How Lawyers Use Black Letter Law in Practice

In courtrooms, black letter law does its most important work by narrowing what the parties actually need to fight about. When both sides agree on the governing rule, the only real dispute is whether the facts satisfy that rule. Judges routinely cite black letter principles to establish the legal framework at the start of an opinion, then spend the rest of their analysis on the facts.

This is especially visible in summary judgment motions. Federal Rule of Civil Procedure 56 requires a court to grant summary judgment when “there is no genuine dispute as to any material fact and the movant is entitled to judgment as a matter of law.”12Legal Information Institute (LII) / Cornell Law School. Rule 56 – Summary Judgment The second half of that standard is where black letter law earns its keep. An attorney filing for summary judgment will lay out the undisputed facts, point to the established legal rule, and argue that the rule compels only one outcome. If the black letter law is clear enough and the facts genuinely are not in dispute, the case never reaches a jury.

In law school, black letter law is what professors expect students to know cold before class discussion begins. The Socratic method that most first-year courses use assumes students have already read and absorbed the settled rules. Class time is then spent testing whether students can apply those rules to ambiguous fact patterns, spot the edges where the rules break down, and argue for extensions or exceptions. A student who does not know the black letter law cannot participate in that conversation.
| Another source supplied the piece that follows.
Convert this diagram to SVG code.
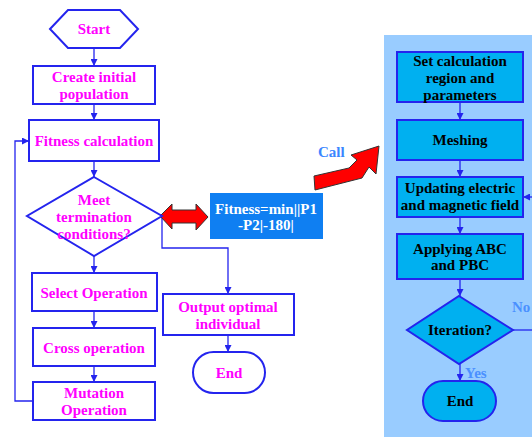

When Black Letter Law Falls Short

Calling something black letter law does not mean it is permanent or that it answers every question. Legal rules that seem perfectly settled can crack under pressure from cases that don’t fit neatly into existing categories. The old legal saying “hard cases make bad law” captures this tension: when a case presents unusual hardship, judges feel pressure to bend the established rule to reach a just result, and the bent rule can become a shaky precedent going forward.

This pattern has reshaped entire areas of law. The privity-of-contract rule, which once prevented injured consumers from suing manufacturers they hadn’t purchased from directly, was black letter law for decades before courts recognized it produced unjust outcomes and abandoned it. What was once settled became unsettled, and a new rule took its place. Today’s black letter law on product liability looks nothing like what a lawyer in 1850 would have recognized.

A deeper critique comes from the legal realism tradition, which has been influential in American law since the early twentieth century. Legal realists argue that law is not a fixed set of logical propositions but a tool shaped by experience, social needs, and policy choices. Oliver Wendell Holmes captured this view when he wrote that “the life of the law has not been logic: it has been experience.” From a realist perspective, black letter law is useful shorthand for where the law stands today, but treating it as permanently settled misses how law actually evolves. The choice of which rules to apply, and how broadly or narrowly to read them, always involves judgment calls that pure logic cannot resolve.

None of this makes black letter law useless. It remains the starting point for virtually every legal analysis, and the vast majority of disputes are resolved by applying established rules to straightforward facts. But a working lawyer knows that the settled-ness of any rule exists on a spectrum, and that the most interesting legal questions live at the edges where black letter law runs out of answers.